My flight was a LONG and eventful one! I had to fly from JFK Airport in New York to St. Louis, Missouri then from there to Chicago O'Hare Airport, then fly to Lincoln, Nebraska. In between NY and St. Louis, I had a 7 hours transit. And since it was between 11pm to 6am, the city is close, I could only hang out at a bagel shop at the airport, the only shop opened 24hours there.

Thank GOD it was one of the few airports that had free wi-fi! But as I was going to facebook my time away, the bagel guy strike up conversations after conversations. Usually I would enjoy conversations with others, but it was 12am, I was tired and sleepy after being at JFK since 5pm, not to mention I was a small little Asian girl in the airport with few others.

But...we got to know each other anyways (more like I got to know his life story) then at 3am I thought I could finally be alone. Then! Came another Vietnamese dude who needs help with an officer because he couldn't speak English. He spoke limited Cantonese so I manage to understand him a little with my TVB Drama Cantonese training. Just when I thought I will be left alone again, the Vietnamese dude decided to be friendly and bought me a drink from the bagel shop and started talking to me. AHHHHHHH. So, I got to know his life story as well...

Time didn't fly by with 2 dudes telling me their life stories. It lasted the longest time possible until it was 6am to board my flight to Chicago.


One of the things I did most this past month is going through security checks! I went through those checks before boarding a plane, at the transit, going in Times Square on New Year's Eve, visiting Statue of Liberty and the list goes on. And it's not fun during winter because you have to peel of almost every layer on you - jacket, coat, scarf, belt, watches, shoes..

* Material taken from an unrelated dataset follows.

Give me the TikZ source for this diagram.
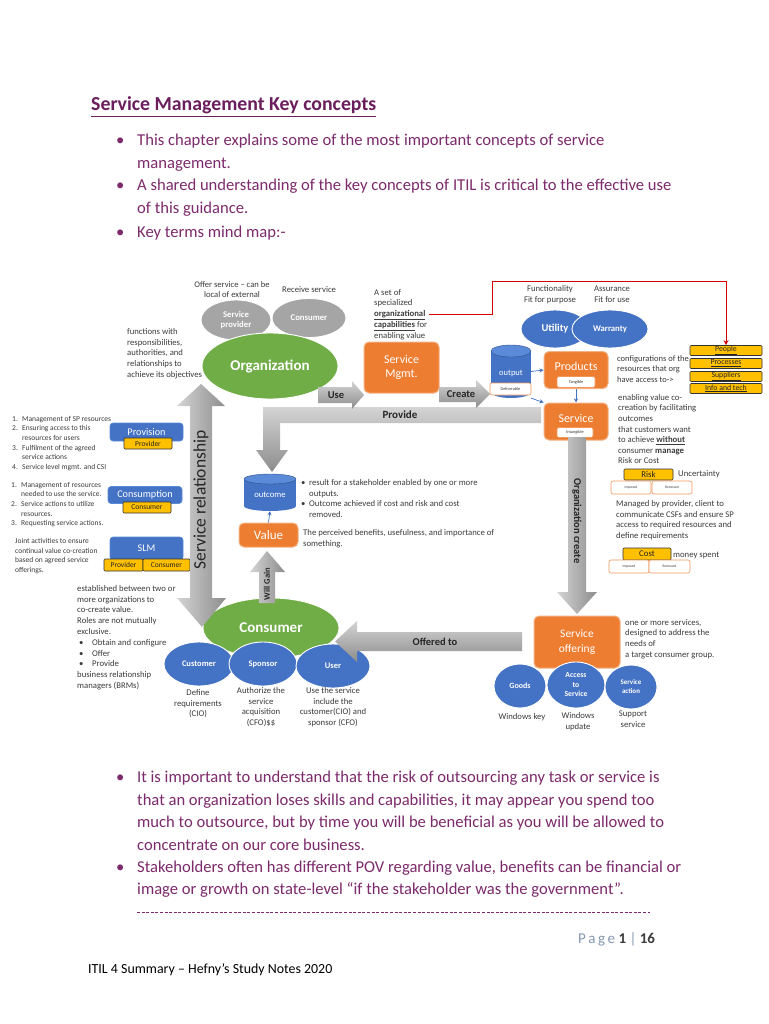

I miss the times in Malaysia when we can just say, let's go out, then grab our keys and wallet and go. Here, we have to make sure, MAKE SURE, we have everything before going out or we are gonna become blocks of ice. Every time I see a glove on the street somewhere, I label it as - TRAGEDY. Your fingers will seriously turn blue without a good pair of gloves. I experienced that, it scared me that I couldn't feel my fingers for quite a while. I think it's worst than sticking your hands in a bucket of ice, because the temperature is -25 degrees celsius. Alexis leaves our ice cream outside the window to keep it frozen.

Tragedy.

Anyways, so, I arrived in Lincoln Airport at 1030am, thinking where has the plane flew me to while looking out the window. I seriously thought it was a cloudy day while looking out of the window in the plane until I saw roads on those 'clouds'. I went to the baggage claim area and couldn't find my luggage because it appears that the lady back in JFK tagged my bags wrongly! Next, I waited and waited and waited and NO ONE CAME TO PICK ME UP!!! I remember clearly filling up a form for a university rep to get me, but nobody came for the poor little Chinese girl T.T The airport was tiny, with few people. It was cold, and the snow was pouring outside. Not having a phone, I attempted to use a pay phone with the nickels I have in my pocket. But, I COULDN'T OPERATE THE PHONE. Perhaps it's because it has been a gazillion years since any of us have to use something like that.

In the end, I resolved to borrowing a stranger's phone to dial the only number I know - Alexis' hahahaha thanks lah friend :) I may not fully comprehend why GOD placed us back together but I'm glad to have you to kick start this new chapter with.


Life has been good here; GOD has been awesome as always. I praise and give thanks to GOD for this safe and good journey. I have absolutely no worries; strangely, I am more at ease compared to the times back in Malaysia. I don't feel homesick. I miss you people, ya, I really do but I know all is good with you guys back in Malaysia and that is good with me. A friend I met from Indonesia said she is foodsick, not homesick! I miss bak kut teh!

Classes will start on Monday, I'm EXCITED! I'm wondering what GOD has in store for me this 2010. No matter what, by faith I shall pursue His will and His ways; walking by faith and not by sight!